BMW開発担当取締役、「幅広い駆動技術で顧客ニーズや規制に対応」

独高級車大手BMWのクラウス・フレーリッヒ開発担当取締役は10月にドイツのアーヘンで開催された自動車およびエンジン技術に関する専門家会議「アーヘン・コロキウム」で、顧客や規制など全ての重要な要求を満たすためには様々な駆動システムを幅広く提供することが求められる、との見解を示した。1つの技術であらゆる要求を満たすようないわゆる「one fits all」ソリューションはなく、今後何年にも渡り様々な駆動技術を活用するアプローチが続くと予想している、とコメントした。

同取締役は内燃エンジンについては、「中期的に重要性が下がってくるが、今後まだ長い期間において必要な技術であり、追加投資によりさらに潜在性を開拓できる。

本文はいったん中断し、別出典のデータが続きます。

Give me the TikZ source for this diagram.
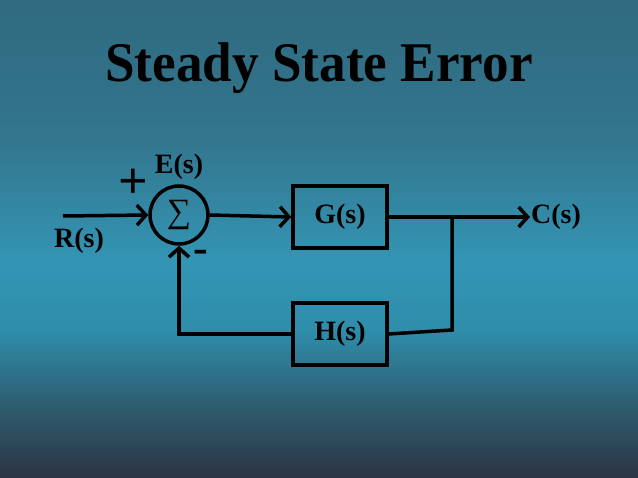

ただ、二酸化炭素(CO2)やその他のエミッションに関する将来の規制を満たすためには、広範囲に渡る進化が求められる。このような状況において48ボルトのエネルギー回生システムは重要性が増してくるだろう」との見解を示した。

■ 電気自動車、「まだオールラウンドの技術ではない」

電気駆動車に関しては、純粋な電気自動車(BEV)は、今後数年はまだすべての顧客や車両クラスに対応したオールラウンドのソリューションにはなりえないと述べ、1日あたりの走行距離が100キロメートルまでの顧客が小~中型車でエミッションフリーの電気駆動運転を楽しむのに適しており、BMWは航続距離を実際の走行で200km以上に伸ばした「i3」を提供している、とコメントした。中距離の走行や中型車を求める顧客にはBMWグループはプラグインハイブリッド車(PHEV)で対応していくとした。

同取締役はこのほか、電気自動車の需要が地域によって異なる点にも言及し、米国や一部の欧州諸国ではドイツに比べ電気自動車の需要が急速に伸びている、とコメント。中国では、電気自動車の潜在需要が大きいが、実際の需要は地域によって大きく異なる、と説明した。

■ 燃料電池車、普及に時間がかる見通し

同取締役は燃料電池車(FCEV)については、長距離や(高速道路など)高い走行抵抗のある運転では、FCEVが日常での実用的な使用におけるゼロエミッション走行に適しているが、水素の製造や水素を供給するためのインフラが不十分な状況にある、と指摘する。このような状況の改善に向けて業界を超えた協力によりインフラ整備を加速しており、今後10年かけて燃料電池技術は量産化や普及が進んでいくだろうとの見通しを示した。

BMWによる燃料電池車の市場投入については、2020年代初めに小規模販売する見通しを示した。ただ、2025年までは依然としてコストが高く、水素供給インフラも本格的な市場参入ができるまでに至っていないだろうとの見通しを示した。フレーリッヒ取締役はそのような状況に言及したうえで、BMWグループは基盤が整うまでに市場に売り出せる状態の顧客を惹きつけるFCEVを供給できるようにするだろう、とコメントした。